§ Short exercise
Type out the complete listing below word for word, without its pictures.

§ Data lines
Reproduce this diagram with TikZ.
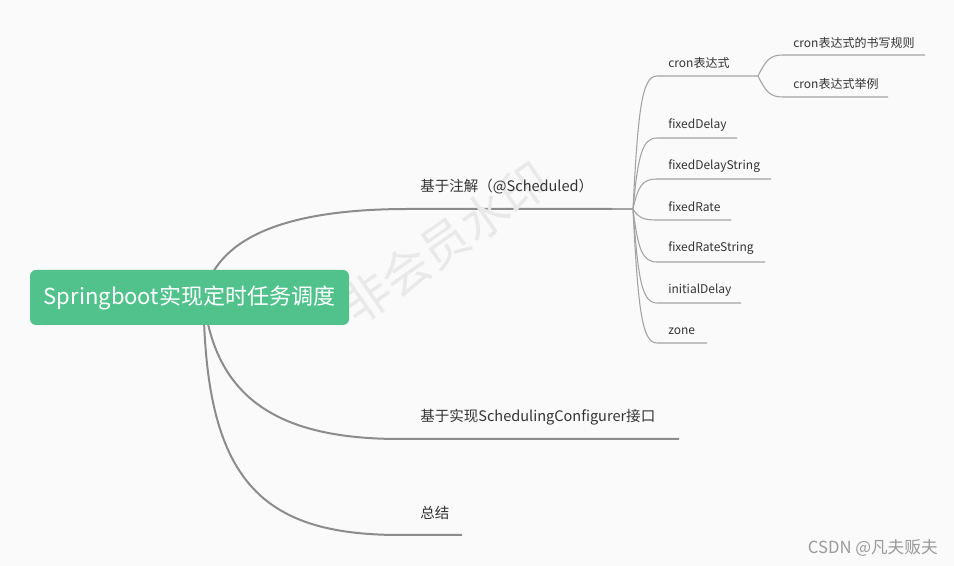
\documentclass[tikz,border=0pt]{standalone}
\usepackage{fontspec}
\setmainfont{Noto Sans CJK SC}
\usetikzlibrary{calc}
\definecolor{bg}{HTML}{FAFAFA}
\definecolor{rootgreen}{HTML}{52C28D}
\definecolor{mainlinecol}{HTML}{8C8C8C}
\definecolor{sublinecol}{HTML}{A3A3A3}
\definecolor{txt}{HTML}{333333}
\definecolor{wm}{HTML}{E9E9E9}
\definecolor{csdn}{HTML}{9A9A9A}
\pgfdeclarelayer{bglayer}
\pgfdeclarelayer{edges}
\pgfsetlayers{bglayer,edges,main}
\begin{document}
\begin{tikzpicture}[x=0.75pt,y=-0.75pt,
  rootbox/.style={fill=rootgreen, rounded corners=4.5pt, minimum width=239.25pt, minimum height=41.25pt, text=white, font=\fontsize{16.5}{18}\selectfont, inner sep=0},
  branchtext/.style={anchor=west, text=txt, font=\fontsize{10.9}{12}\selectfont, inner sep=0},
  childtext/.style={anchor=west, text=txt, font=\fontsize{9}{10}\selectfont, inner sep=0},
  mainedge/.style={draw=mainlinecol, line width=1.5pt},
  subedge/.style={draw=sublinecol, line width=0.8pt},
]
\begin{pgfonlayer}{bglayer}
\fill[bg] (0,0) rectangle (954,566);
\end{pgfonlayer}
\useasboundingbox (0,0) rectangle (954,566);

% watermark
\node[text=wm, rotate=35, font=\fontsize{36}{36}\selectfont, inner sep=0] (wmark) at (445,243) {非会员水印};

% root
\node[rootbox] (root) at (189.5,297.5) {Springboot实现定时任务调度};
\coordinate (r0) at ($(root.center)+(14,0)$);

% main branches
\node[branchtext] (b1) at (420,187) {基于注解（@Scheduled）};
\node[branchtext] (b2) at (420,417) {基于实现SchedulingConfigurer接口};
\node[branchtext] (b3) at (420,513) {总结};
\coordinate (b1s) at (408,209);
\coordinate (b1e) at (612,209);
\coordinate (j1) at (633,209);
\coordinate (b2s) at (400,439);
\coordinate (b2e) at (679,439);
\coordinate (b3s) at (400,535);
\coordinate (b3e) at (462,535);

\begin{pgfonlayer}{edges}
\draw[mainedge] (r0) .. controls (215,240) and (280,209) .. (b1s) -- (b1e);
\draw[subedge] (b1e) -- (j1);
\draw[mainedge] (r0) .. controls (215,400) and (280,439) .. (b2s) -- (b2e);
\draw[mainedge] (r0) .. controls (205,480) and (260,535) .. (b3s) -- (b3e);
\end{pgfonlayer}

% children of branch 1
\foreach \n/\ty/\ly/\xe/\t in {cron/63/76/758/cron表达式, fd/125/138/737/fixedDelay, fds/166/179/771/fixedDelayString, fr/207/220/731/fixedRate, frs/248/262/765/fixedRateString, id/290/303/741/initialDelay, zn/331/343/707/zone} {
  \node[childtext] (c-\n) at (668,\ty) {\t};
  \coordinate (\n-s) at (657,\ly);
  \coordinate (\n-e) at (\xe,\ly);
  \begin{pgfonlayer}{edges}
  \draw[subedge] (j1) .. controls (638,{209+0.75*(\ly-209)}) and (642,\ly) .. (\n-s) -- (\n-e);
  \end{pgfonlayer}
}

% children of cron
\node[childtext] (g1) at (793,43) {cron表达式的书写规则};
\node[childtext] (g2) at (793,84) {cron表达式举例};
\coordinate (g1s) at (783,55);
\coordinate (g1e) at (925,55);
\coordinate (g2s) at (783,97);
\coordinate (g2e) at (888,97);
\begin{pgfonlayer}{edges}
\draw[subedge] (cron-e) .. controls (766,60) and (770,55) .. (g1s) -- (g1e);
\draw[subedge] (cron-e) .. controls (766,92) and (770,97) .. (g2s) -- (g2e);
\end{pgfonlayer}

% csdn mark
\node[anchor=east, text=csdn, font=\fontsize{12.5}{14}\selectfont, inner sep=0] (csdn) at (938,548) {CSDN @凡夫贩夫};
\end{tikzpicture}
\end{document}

§ Written reply
Reproduce this diagram with TikZ.
\documentclass[tikz,border=0pt]{standalone}
\usepackage{fontspec}
\setmainfont{Noto Sans CJK SC}
\usetikzlibrary{calc}
\definecolor{bg}{HTML}{FAFAFA}
\definecolor{rootgreen}{HTML}{52C28D}
\definecolor{mainlinecol}{HTML}{8C8C8C}
\definecolor{sublinecol}{HTML}{A3A3A3}
\definecolor{txt}{HTML}{333333}
\definecolor{wm}{HTML}{E9E9E9}
\definecolor{csdn}{HTML}{9A9A9A}
\pgfdeclarelayer{bglayer}
\pgfdeclarelayer{edges}
\pgfsetlayers{bglayer,edges,main}
\begin{document}
\begin{tikzpicture}[x=0.75pt,y=-0.75pt,
  rootbox/.style={fill=rootgreen, rounded corners=4.5pt, minimum width=239.25pt, minimum height=41.25pt, text=white, font=\fontsize{16.5}{18}\selectfont, inner sep=0},
  branchtext/.style={anchor=west, text=txt, font=\fontsize{10.9}{12}\selectfont, inner sep=0},
  childtext/.style={anchor=west, text=txt, font=\fontsize{9}{10}\selectfont, inner sep=0},
  mainedge/.style={draw=mainlinecol, line width=1.5pt},
  subedge/.style={draw=sublinecol, line width=0.8pt},
]
\begin{pgfonlayer}{bglayer}
\fill[bg] (0,0) rectangle (954,566);
\end{pgfonlayer}
\useasboundingbox (0,0) rectangle (954,566);

% watermark
\node[text=wm, rotate=35, font=\fontsize{36}{36}\selectfont, inner sep=0] (wmark) at (445,243) {非会员水印};

% root
\node[rootbox] (root) at (189.5,297.5) {Springboot实现定时任务调度};
\coordinate (r0) at ($(root.center)+(14,0)$);

% main branches
\node[branchtext] (b1) at (420,187) {基于注解（@Scheduled）};
\node[branchtext] (b2) at (420,417) {基于实现SchedulingConfigurer接口};
\node[branchtext] (b3) at (420,513) {总结};
\coordinate (b1s) at (408,209);
\coordinate (b1e) at (612,209);
\coordinate (j1) at (633,209);
\coordinate (b2s) at (400,439);
\coordinate (b2e) at (679,439);
\coordinate (b3s) at (400,535);
\coordinate (b3e) at (462,535);

\begin{pgfonlayer}{edges}
\draw[mainedge] (r0) .. controls (215,240) and (280,209) .. (b1s) -- (b1e);
\draw[subedge] (b1e) -- (j1);
\draw[mainedge] (r0) .. controls (215,400) and (280,439) .. (b2s) -- (b2e);
\draw[mainedge] (r0) .. controls (205,480) and (260,535) .. (b3s) -- (b3e);
\end{pgfonlayer}

% children of branch 1
\foreach \n/\ty/\ly/\xe/\t in {cron/63/76/758/cron表达式, fd/125/138/737/fixedDelay, fds/166/179/771/fixedDelayString, fr/207/220/731/fixedRate, frs/248/262/765/fixedRateString, id/290/303/741/initialDelay, zn/331/343/707/zone} {
  \node[childtext] (c-\n) at (668,\ty) {\t};
  \coordinate (\n-s) at (657,\ly);
  \coordinate (\n-e) at (\xe,\ly);
  \begin{pgfonlayer}{edges}
  \draw[subedge] (j1) .. controls (638,{209+0.75*(\ly-209)}) and (642,\ly) .. (\n-s) -- (\n-e);
  \end{pgfonlayer}
}

% children of cron
\node[childtext] (g1) at (793,43) {cron表达式的书写规则};
\node[childtext] (g2) at (793,84) {cron表达式举例};
\coordinate (g1s) at (783,55);
\coordinate (g1e) at (925,55);
\coordinate (g2s) at (783,97);
\coordinate (g2e) at (888,97);
\begin{pgfonlayer}{edges}
\draw[subedge] (cron-e) .. controls (766,60) and (770,55) .. (g1s) -- (g1e);
\draw[subedge] (cron-e) .. controls (766,92) and (770,97) .. (g2s) -- (g2e);
\end{pgfonlayer}

% csdn mark
\node[anchor=east, text=csdn, font=\fontsize{12.5}{14}\selectfont, inner sep=0] (csdn) at (938,548) {CSDN @凡夫贩夫};
\end{tikzpicture}
\end{document}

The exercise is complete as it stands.